─── LISTED ENTRIES ───
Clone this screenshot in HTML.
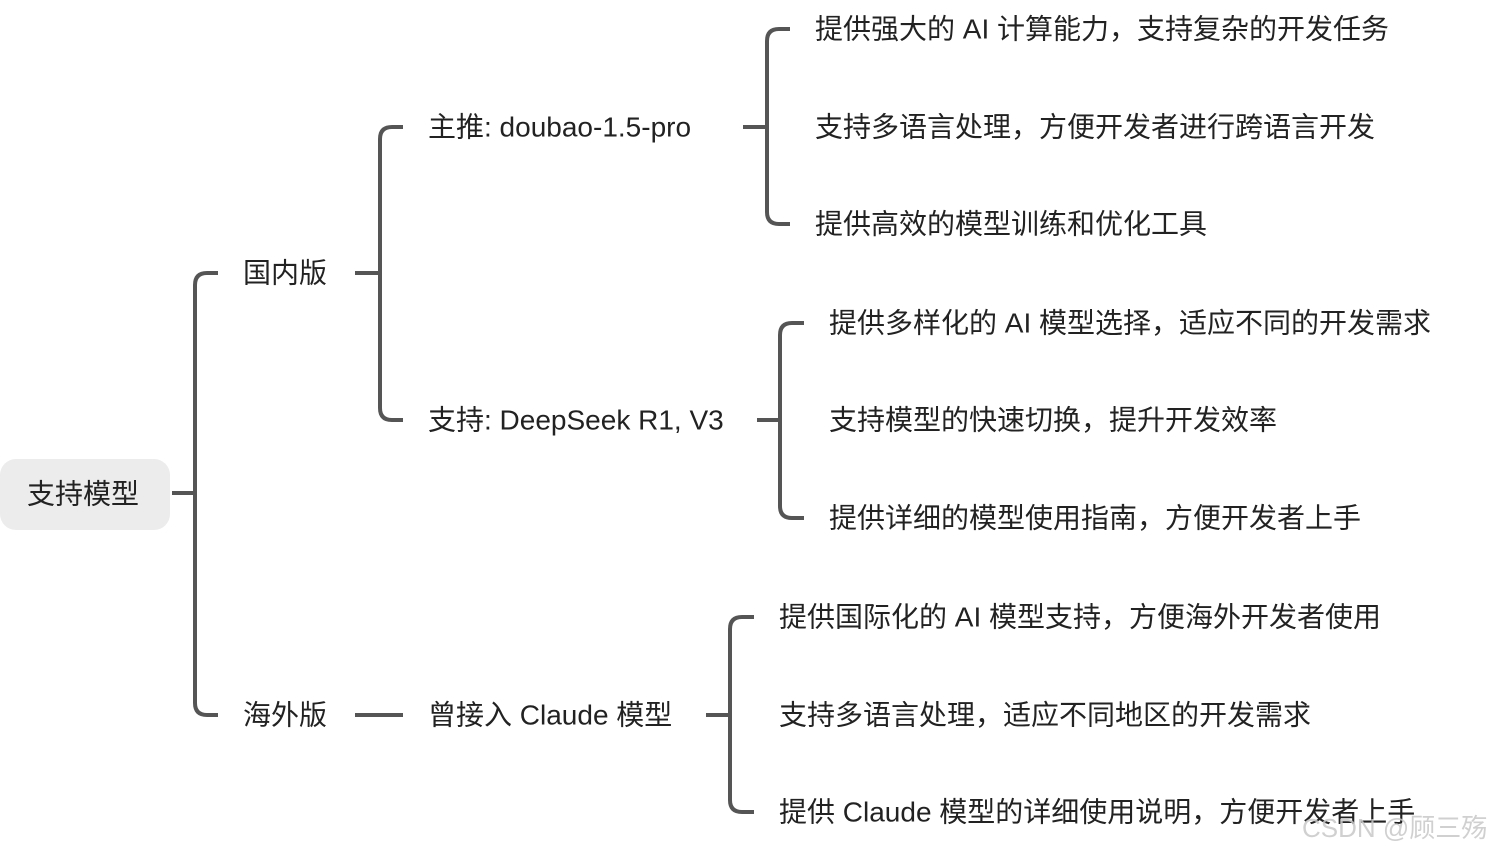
<!DOCTYPE html>
<html><head><meta charset="utf-8"><style>
html,body{margin:0;padding:0;background:#fff;width:1498px;height:854px;overflow:hidden}
text{font-family:"Liberation Sans","Noto Sans CJK SC",sans-serif;font-size:28px;fill:#222;dominant-baseline:central}
</style></head><body>
<svg width="1498" height="854" xmlns="http://www.w3.org/2000/svg">
<rect x="0" y="459" width="170" height="71" rx="16" fill="#ececec"/>
<text x="27" y="494">支持模型</text>
<g fill="none" stroke="#555" stroke-width="4">
<path d="M172 493H195"/>
<path d="M218 273H207Q195 273 195 285V703Q195 715 207 715H218"/>
<path d="M355 273H380"/>
<path d="M403 127H392Q380 127 380 139V408Q380 420 392 420H403"/>
<path d="M355 715H403"/>
<path d="M743 127H767"/>
<path d="M790 29H779Q767 29 767 41V212Q767 224 779 224H790"/>
<path d="M757 420H780"/>
<path d="M804 323H792Q780 323 780 335V506Q780 518 792 518H804"/>
<path d="M706 715H730"/>
<path d="M754 617H742Q730 617 730 629V800Q730 812 742 812H754"/>
</g>
<text x="243" y="273">国内版</text>
<text x="243" y="715">海外版</text>
<text x="428" y="127">主推: doubao-1.5-pro</text>
<text x="428" y="420">支持: DeepSeek R1, V3</text>
<text x="428" y="715">曾接入 Claude 模型</text>
<text x="815" y="29">提供强大的 AI 计算能力，支持复杂的开发任务</text>
<text x="815" y="127">支持多语言处理，方便开发者进行跨语言开发</text>
<text x="815" y="224">提供高效的模型训练和优化工具</text>
<text x="829" y="323">提供多样化的 AI 模型选择，适应不同的开发需求</text>
<text x="829" y="420">支持模型的快速切换，提升开发效率</text>
<text x="829" y="518">提供详细的模型使用指南，方便开发者上手</text>
<text x="779" y="617">提供国际化的 AI 模型支持，方便海外开发者使用</text>
<text x="779" y="715">支持多语言处理，适应不同地区的开发需求</text>
<text x="779" y="812">提供 Claude 模型的详细使用说明，方便开发者上手</text>
<text x="1302" y="828" style="font-size:26px;fill:#c8c8c8;fill-opacity:0.85">CSDN @顾三殇</text>
</svg>
</body></html>
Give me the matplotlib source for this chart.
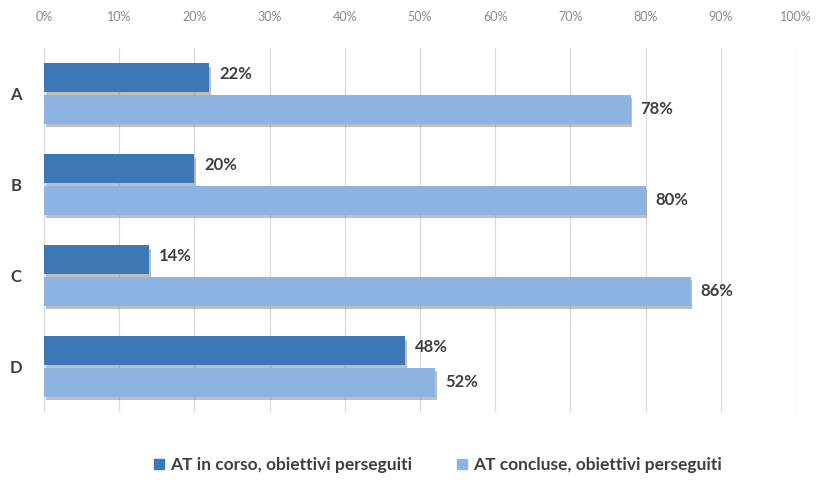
import matplotlib.pyplot as plt
import matplotlib.patheffects as pe
from matplotlib.patches import Patch
import numpy as np

categories = ['A', 'B', 'C', 'D']
in_corso = [22, 20, 14, 48]
concluse = [78, 80, 86, 52]
series_names = ['AT in corso, obiettivi perseguiti', 'AT concluse, obiettivi perseguiti']
xticks = list(range(0, 101, 10))

dark = '#3b78b5'
light = '#8db3e2'
txt = '#3f3f3f'

plt.rcParams['font.family'] = ['Lato', 'DejaVu Sans']

fig = plt.figure(figsize=(8.19, 5.00), dpi=100)
ax = fig.add_axes([44 / 819, 1 - 412 / 500, 752 / 819, 364 / 500])

y = np.arange(len(categories))
h = 0.31
off = 0.175
shadow = [pe.SimplePatchShadow(offset=(1.2, -2.2), shadow_rgbFace='#8a8a8a', alpha=0.55), pe.Normal()]

b1 = ax.barh(y - off, in_corso, height=h, color=dark, zorder=3)
b2 = ax.barh(y + off, concluse, height=h, color=light, zorder=3)
for bars in (b1, b2):
    for p in bars:
        p.set_path_effects(shadow)

for yy, v in zip(y - off, in_corso):
    ax.text(v + 1.3, yy - 0.04, f'{v}%', va='center', ha='left', fontsize=12,
            fontweight='bold', color=txt)
for yy, v in zip(y + off, concluse):
    ax.text(v + 1.3, yy, f'{v}%', va='center', ha='left', fontsize=12,
            fontweight='bold', color=txt)

ax.set_xlim(0, 100)
ax.set_ylim(3.5, -0.5)
ax.set_xticks(xticks)
ax.set_xticklabels([f'{t}%' for t in xticks], fontsize=9, color='#8a8a8a')
ax.xaxis.tick_top()
ax.tick_params(axis='x', length=0, pad=18)
ax.set_yticks(y)
ax.set_yticklabels(categories, fontsize=12, color=txt, fontweight='bold')
ax.tick_params(axis='y', length=0, pad=16)
ax.grid(axis='x', color='#d9d9d9', linewidth=0.9, zorder=0)
for s in ax.spines.values():
    s.set_visible(False)

handles = [Patch(color=dark), Patch(color=light)]
fig.legend(handles=handles, labels=series_names, loc='center', bbox_to_anchor=(0.535, 1 - 465 / 500),
           ncol=2, frameon=False, prop={'size': 12.5, 'weight': 'bold'}, handlelength=0.55,
           handleheight=0.55, handletextpad=0.35, columnspacing=2.6, labelcolor=txt)

fig.savefig('out.png', dpi=100, facecolor='white')
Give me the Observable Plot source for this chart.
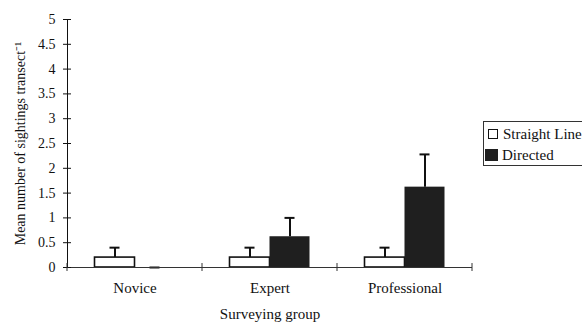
<!DOCTYPE html>
<html>
<head>
<meta charset="utf-8">
<script src="https://cdn.jsdelivr.net/npm/d3@7"></script>
<script src="https://cdn.jsdelivr.net/npm/@observablehq/plot@0.6"></script>
<style>
  body { margin: 0; background: #fff; }
  #wrap { position: relative; width: 582px; height: 322px; overflow: hidden; }
  #legend { position: absolute; left: 483px; top: 121px; width: 120px; height: 43px;
    border: 1px solid #333; font-family: "Liberation Serif", serif; font-size: 15px; color: #111; }
  .row { position: absolute; display: flex; align-items: center; white-space: nowrap; height: 18px; }
  .sw { box-sizing: border-box; }
</style>
</head>
<body>
<div id="wrap"></div>
<script>
const groups = ["Novice", "Expert", "Professional"];
const seriesNames = ["Straight Line", "Directed"];
const straightMean = [0.2, 0.2, 0.2];
const straightUpper = [0.4, 0.4, 0.4];
const directedMean = [0, 0.62, 1.62];
const directedUpper = [0, 1.0, 2.28];
const yTicks = [0, 0.5, 1, 1.5, 2, 2.5, 3, 3.5, 4, 4.5, 5];

const data = groups.map((g, i) => ({
  group: g,
  straight: straightMean[i], straightUp: straightUpper[i],
  directed: directedMean[i], directedUp: directedUpper[i]
}));

const plot = Plot.plot({
  width: 582,
  height: 322,
  marginLeft: 67,
  marginRight: 110,
  marginTop: 19,
  marginBottom: 55,
  style: { fontFamily: "Liberation Serif, serif", fontSize: "14px", color: "#111", background: "white" },
  x: { domain: groups, padding: 0, label: null },
  y: { domain: [0, 5] },
  marks: [
    Plot.barY(data, { x: "group", y: "straight", insetLeft: 27.5, insetRight: 67.5, fill: "white", stroke: "#111", strokeWidth: 1.6 }),
    Plot.barY(data, { x: "group", y: "directed", insetLeft: 67.5, insetRight: 27.5, fill: "#1f1f1f" }),
    Plot.ruleX(data, { x: "group", y1: "straight", y2: "straightUp", dx: -20, stroke: "#111", strokeWidth: 2 }),
    Plot.tickY(data, { x: "group", y: "straightUp", dx: -20, insetLeft: 62.5, insetRight: 62.5, stroke: "#111", strokeWidth: 2 }),
    Plot.ruleX(data, { x: "group", y1: "directed", y2: "directedUp", dx: 20, stroke: "#111", strokeWidth: 2 }),
    Plot.tickY(data, { x: "group", y: "directedUp", dx: 20, insetLeft: 62.5, insetRight: 62.5, stroke: "#111", strokeWidth: 2 }),
    Plot.ruleY([0], { stroke: "#333", strokeWidth: 1 }),
    Plot.frame({ anchor: "left", stroke: "#111" }),
    Plot.axisY({ ticks: yTicks, tickSize: 4, tickPadding: 8, tickFormat: d => String(d), fontSize: 14,
      label: "Mean number of sightings transect⁻¹", labelAnchor: "center", labelOffset: 52, labelArrow: "none" }),
    Plot.axisY({ ticks: yTicks, tickSize: -4, text: null, label: null }),
    Plot.axisX({ tickSize: 0, tickPadding: 15, fontSize: 15, label: "Surveying group", labelAnchor: "center", labelOffset: 51, labelArrow: "none" })
  ]
});

// boundary ticks on the x axis from the library's band scale
const xs = plot.scale("x");
const ys = plot.scale("y");
const bw = xs.bandwidth;
const edges = groups.map(g => xs.apply(g)).concat([xs.apply(groups[groups.length - 1]) + bw]);
const y0 = ys.apply(0);
d3.select(plot).append("g").attr("stroke", "#333")
  .selectAll("line").data(edges).join("line")
  .attr("x1", d => d).attr("x2", d => d)
  .attr("y1", y0 - 4).attr("y2", y0 + 4);

document.getElementById("wrap").appendChild(plot);

const legend = document.createElement("div");
legend.id = "legend";
legend.innerHTML =
  `<div class="row" style="top:3px;left:4px"><div class="sw" style="width:10px;height:10px;background:#fff;border:1.6px solid #111;margin-right:5px"></div>${seriesNames[0]}</div>` +
  `<div class="row" style="top:24px;left:1px"><div class="sw" style="width:13px;height:12px;background:#1f1f1f;margin-right:4px"></div>${seriesNames[1]}</div>`;
document.getElementById("wrap").appendChild(legend);
</script>
</body>
</html>
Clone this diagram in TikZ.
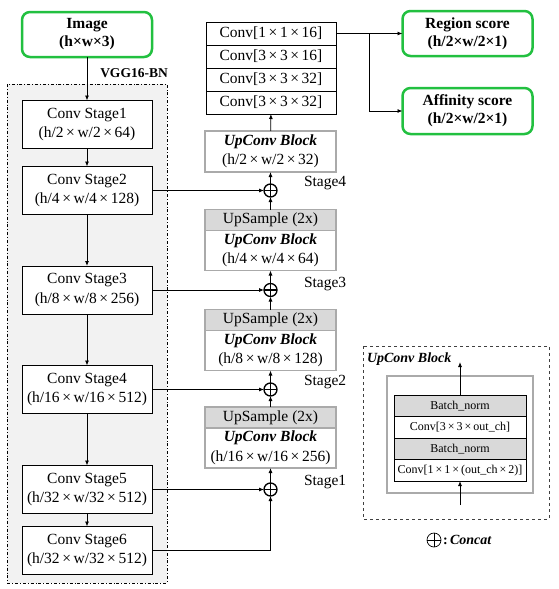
───
* _TASK STATEMENT_: Copy every line in the listing above where the string "matplotlib" turns up.

* _FULL OUTPUT_:
Give me the matplotlib source for this chart.
import matplotlib.pyplot as plt
import matplotlib.patheffects as pe
from matplotlib.patches import Patch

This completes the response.